The fifth proposal is the most sensitive one, especially for the one who rushed in a hurry (supposedly without the knowledge of the supreme commander of the forces) to a godforsaken European country to collect forensic evidence from this infamous Mansoor Ijaz guy. This killer proposition promises the shunning of the Directorate S of our premier intelligence agency, the ISI. For beginners, Directorate S is the wing that has been responsible for all the mess that the ISI is accused of creating in Afghanistan through proxies and agents. The removal of this wing would ensure lesser ISI control on foreign policy in general and revision of the crazy policy of gaining more strategic depth in Afghanistan in particular. An abandonment of the strategic depth policy would allow the civilians to take corrective measures in our Afghanistan policy, which would ultimately lead to better relations with Afghanistan and real strategic depth.
No, hell’s doors are not closed yet. Another bombshell for our security establishment is yet to come in the memo. It is about enquiry and investigation of alleged Pakistani involvement in the Mumbai attacks of 26/11, 2008. Not only an enquiry but the memo also proposes the handing over of those proven guilty after sufficient evidence to the Indian security forces. This is like an ultimate sniff of red chillies for our security establishment.

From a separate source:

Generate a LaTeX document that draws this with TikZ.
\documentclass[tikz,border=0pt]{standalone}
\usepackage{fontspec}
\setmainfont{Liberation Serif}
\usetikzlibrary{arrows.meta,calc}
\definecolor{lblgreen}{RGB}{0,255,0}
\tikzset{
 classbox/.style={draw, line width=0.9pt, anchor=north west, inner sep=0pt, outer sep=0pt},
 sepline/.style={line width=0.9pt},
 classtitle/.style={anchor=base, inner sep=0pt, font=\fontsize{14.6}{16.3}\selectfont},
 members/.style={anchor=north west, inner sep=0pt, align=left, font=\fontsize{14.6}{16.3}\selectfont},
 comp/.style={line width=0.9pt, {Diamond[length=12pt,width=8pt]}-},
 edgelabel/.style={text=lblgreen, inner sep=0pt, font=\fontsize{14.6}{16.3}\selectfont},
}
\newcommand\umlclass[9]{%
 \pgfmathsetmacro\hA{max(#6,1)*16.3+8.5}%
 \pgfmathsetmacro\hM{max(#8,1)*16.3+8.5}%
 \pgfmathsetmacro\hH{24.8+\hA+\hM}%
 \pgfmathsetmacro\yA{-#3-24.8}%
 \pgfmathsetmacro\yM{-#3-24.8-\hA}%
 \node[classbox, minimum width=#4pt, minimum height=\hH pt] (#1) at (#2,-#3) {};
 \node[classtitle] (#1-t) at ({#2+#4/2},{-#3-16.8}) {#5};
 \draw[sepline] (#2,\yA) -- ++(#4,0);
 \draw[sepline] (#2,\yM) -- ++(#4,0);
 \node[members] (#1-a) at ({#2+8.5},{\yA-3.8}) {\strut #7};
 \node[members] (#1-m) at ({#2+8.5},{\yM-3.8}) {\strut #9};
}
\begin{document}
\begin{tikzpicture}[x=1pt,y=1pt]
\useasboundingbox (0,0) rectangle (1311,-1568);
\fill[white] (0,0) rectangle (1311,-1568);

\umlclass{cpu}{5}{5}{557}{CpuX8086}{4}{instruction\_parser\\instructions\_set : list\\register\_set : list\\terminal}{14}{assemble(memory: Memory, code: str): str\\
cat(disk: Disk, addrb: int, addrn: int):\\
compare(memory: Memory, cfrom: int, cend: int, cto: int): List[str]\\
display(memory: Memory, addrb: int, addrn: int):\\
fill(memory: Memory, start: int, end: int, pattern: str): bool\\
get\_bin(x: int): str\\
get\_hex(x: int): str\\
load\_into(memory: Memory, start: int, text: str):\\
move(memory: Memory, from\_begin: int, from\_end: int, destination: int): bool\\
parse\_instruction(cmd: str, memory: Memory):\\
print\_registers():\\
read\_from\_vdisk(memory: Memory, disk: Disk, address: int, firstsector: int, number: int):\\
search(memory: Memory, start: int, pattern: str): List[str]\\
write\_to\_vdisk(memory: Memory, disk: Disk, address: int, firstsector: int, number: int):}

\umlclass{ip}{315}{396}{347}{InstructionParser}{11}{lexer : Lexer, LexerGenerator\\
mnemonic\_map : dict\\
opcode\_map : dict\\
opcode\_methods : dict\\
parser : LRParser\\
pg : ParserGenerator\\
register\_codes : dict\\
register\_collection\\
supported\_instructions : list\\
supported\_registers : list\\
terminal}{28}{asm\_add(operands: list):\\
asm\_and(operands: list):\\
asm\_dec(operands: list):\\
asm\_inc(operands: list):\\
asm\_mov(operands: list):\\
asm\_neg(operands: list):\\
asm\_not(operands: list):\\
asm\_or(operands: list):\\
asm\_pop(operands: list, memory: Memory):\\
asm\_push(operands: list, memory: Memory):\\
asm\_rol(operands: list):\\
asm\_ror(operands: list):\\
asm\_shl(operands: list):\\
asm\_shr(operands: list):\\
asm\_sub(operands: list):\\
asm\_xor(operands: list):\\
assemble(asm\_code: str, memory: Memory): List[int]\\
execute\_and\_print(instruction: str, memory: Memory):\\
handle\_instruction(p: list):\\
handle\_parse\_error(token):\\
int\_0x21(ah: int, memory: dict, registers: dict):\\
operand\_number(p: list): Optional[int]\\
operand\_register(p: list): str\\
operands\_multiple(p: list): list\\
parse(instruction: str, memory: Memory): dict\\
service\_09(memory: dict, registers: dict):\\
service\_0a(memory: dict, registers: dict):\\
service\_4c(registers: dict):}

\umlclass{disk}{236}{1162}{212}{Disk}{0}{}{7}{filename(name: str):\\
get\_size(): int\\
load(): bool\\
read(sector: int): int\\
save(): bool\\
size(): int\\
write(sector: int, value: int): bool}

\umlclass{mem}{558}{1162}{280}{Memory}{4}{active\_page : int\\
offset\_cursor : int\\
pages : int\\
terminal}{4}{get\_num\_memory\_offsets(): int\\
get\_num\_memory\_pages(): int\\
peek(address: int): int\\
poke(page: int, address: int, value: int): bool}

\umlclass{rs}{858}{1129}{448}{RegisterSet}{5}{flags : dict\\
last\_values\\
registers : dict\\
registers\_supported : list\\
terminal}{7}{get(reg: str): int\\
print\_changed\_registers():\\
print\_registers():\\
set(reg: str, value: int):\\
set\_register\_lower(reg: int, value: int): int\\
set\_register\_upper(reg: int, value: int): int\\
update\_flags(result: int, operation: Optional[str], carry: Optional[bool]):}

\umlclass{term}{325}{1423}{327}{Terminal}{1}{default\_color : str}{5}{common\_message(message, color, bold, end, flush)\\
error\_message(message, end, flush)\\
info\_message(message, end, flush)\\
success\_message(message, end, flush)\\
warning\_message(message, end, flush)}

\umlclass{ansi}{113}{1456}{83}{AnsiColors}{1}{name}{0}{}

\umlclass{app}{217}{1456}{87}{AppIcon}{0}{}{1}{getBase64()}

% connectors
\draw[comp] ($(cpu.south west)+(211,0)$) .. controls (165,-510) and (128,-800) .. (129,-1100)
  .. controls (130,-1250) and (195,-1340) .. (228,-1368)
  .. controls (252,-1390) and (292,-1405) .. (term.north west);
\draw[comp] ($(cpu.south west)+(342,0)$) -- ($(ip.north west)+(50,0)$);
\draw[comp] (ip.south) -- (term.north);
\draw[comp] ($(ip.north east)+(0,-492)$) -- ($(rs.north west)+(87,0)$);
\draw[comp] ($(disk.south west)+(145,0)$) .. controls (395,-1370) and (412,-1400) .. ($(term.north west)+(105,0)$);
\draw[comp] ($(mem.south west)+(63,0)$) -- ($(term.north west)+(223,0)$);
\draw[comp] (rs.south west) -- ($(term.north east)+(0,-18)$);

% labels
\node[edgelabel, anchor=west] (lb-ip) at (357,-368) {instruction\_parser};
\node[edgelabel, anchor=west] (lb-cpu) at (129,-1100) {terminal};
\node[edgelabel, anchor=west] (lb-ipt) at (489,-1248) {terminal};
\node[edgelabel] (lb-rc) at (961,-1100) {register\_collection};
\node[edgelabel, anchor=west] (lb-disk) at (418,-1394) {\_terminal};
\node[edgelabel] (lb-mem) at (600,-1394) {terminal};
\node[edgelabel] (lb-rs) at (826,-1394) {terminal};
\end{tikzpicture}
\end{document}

If this happens, Pakistan will be another country. We would be a country with our heads proudly held high having a higher moral ground and better prospects of progress and respect in the region. The only loser will be our security establishment, which has been eating up Pakistan’s resources and Pakistanis’ lives, including our precious soldiers, for the wars they keep creating at the expense of the poor of Pakistan. Mr Haqqani has categorically denied any involvement in this but if something happens to him, we precisely know who needs to be incriminated.